▶ [To do] From the entries below, print exactly the span beginning with the line holding "Output the Python" and ending with the line holding "ax2 = ax.twinx()", endpoints included, and skip any pictures.

(Entries with chart source code)
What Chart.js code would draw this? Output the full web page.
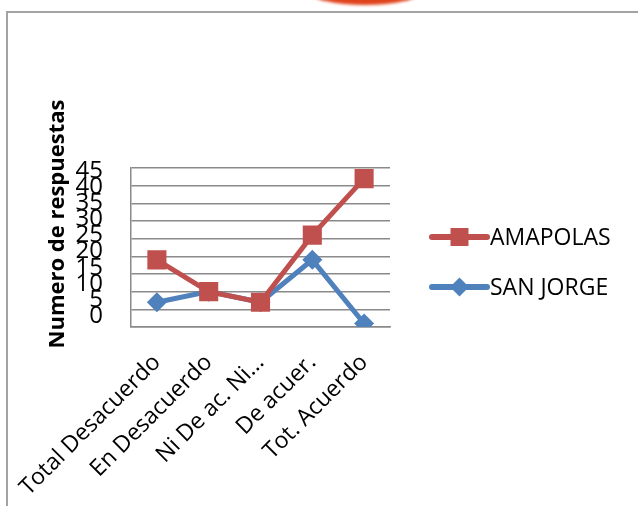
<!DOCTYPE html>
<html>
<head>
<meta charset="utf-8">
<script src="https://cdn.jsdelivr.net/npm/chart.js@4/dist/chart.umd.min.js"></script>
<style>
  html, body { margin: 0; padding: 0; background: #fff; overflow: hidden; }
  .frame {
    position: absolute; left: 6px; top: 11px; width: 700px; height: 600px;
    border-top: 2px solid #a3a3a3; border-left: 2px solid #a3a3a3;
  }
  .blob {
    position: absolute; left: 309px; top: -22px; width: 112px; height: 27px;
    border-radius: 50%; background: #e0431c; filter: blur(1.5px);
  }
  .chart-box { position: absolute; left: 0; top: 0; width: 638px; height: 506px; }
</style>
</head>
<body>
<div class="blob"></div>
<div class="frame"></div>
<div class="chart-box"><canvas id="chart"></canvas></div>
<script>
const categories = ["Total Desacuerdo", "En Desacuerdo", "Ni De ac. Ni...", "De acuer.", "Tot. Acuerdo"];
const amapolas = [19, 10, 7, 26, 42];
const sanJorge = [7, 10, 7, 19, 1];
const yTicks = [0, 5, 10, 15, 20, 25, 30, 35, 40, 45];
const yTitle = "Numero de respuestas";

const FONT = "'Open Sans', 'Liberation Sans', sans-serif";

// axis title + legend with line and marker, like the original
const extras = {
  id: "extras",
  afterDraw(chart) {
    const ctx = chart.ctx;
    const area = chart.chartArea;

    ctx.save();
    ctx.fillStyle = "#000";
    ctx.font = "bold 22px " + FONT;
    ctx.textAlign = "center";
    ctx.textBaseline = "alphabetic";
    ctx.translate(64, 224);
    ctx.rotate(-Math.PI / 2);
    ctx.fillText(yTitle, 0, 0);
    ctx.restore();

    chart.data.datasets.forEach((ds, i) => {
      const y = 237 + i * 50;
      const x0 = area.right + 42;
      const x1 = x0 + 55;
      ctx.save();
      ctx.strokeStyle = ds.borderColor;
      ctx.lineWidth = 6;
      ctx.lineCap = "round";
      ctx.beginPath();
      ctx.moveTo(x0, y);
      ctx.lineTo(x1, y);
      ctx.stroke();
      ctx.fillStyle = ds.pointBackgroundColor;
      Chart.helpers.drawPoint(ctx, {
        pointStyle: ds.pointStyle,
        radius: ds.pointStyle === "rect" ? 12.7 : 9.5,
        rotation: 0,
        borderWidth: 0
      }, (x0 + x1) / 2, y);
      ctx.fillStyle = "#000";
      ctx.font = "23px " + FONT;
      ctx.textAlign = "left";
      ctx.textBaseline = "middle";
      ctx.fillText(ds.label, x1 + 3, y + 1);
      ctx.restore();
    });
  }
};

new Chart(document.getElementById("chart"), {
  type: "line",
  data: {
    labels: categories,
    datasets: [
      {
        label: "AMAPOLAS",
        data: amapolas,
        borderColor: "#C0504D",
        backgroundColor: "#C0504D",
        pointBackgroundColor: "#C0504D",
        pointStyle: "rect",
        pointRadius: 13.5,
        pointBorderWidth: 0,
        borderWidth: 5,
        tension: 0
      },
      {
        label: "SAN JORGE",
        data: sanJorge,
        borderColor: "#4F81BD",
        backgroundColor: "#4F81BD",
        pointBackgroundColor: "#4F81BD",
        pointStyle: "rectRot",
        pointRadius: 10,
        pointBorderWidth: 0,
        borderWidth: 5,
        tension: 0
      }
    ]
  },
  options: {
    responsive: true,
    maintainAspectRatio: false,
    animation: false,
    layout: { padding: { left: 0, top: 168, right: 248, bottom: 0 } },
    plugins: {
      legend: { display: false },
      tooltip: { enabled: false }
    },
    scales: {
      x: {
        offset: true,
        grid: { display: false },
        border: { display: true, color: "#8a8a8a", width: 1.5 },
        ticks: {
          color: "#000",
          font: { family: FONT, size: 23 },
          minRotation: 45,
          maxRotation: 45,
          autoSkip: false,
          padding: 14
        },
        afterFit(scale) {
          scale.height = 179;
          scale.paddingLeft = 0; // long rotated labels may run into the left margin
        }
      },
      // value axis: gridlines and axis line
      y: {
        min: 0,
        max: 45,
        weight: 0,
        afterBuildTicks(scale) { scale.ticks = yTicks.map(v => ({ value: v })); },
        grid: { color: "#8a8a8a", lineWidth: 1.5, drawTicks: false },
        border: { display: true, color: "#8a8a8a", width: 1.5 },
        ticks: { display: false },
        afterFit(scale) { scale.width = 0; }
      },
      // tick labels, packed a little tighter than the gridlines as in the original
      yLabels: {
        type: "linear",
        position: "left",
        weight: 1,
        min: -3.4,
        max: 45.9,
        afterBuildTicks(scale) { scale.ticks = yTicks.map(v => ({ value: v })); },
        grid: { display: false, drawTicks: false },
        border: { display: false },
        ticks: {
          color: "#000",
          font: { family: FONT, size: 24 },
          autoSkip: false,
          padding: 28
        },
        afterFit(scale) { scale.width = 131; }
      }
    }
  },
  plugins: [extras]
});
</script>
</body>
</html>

* * *

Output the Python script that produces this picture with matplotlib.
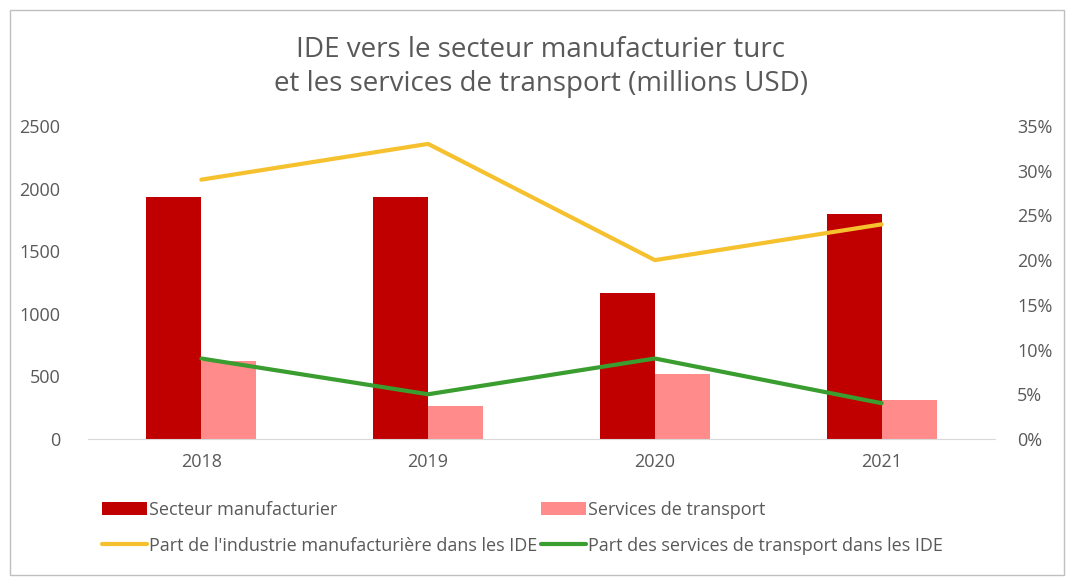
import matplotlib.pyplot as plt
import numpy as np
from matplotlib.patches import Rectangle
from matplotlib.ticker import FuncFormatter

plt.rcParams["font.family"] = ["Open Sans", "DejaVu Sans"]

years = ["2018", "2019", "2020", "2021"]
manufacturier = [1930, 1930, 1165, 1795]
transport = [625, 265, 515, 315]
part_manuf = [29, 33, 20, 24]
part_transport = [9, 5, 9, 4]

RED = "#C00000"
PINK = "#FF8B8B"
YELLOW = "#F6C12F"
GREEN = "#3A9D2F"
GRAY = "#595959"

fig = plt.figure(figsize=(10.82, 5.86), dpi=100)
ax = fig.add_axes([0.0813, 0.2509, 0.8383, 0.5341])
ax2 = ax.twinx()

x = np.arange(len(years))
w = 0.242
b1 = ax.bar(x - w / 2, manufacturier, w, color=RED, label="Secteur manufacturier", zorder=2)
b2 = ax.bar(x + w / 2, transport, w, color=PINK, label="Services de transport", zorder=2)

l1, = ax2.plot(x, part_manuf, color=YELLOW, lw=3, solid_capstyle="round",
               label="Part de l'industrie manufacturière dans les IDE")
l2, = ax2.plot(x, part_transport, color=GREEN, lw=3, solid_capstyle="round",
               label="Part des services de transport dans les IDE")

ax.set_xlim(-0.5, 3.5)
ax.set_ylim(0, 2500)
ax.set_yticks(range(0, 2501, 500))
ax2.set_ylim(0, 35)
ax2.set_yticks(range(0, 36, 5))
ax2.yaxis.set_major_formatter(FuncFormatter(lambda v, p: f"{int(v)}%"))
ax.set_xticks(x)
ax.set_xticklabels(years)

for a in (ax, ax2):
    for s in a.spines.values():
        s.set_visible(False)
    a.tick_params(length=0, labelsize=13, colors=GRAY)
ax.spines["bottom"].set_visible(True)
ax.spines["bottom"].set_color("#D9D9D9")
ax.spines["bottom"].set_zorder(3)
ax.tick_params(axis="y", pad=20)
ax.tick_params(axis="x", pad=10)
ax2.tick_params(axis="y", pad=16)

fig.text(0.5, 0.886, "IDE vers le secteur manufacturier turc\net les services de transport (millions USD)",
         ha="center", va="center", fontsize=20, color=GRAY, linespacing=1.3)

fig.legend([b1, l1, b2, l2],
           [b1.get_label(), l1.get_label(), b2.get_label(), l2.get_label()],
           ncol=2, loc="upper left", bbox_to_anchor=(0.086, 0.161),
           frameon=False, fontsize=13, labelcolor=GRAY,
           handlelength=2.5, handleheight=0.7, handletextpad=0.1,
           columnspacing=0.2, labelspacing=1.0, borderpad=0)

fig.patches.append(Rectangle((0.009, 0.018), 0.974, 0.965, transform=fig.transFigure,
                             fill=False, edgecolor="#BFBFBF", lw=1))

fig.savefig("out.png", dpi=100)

▶ [Answer below]
Output the Python script that produces this picture with matplotlib.
import matplotlib.pyplot as plt
import numpy as np
from matplotlib.patches import Rectangle
from matplotlib.ticker import FuncFormatter

plt.rcParams["font.family"] = ["Open Sans", "DejaVu Sans"]

years = ["2018", "2019", "2020", "2021"]
manufacturier = [1930, 1930, 1165, 1795]
transport = [625, 265, 515, 315]
part_manuf = [29, 33, 20, 24]
part_transport = [9, 5, 9, 4]

RED = "#C00000"
PINK = "#FF8B8B"
YELLOW = "#F6C12F"
GREEN = "#3A9D2F"
GRAY = "#595959"

fig = plt.figure(figsize=(10.82, 5.86), dpi=100)
ax = fig.add_axes([0.0813, 0.2509, 0.8383, 0.5341])
ax2 = ax.twinx()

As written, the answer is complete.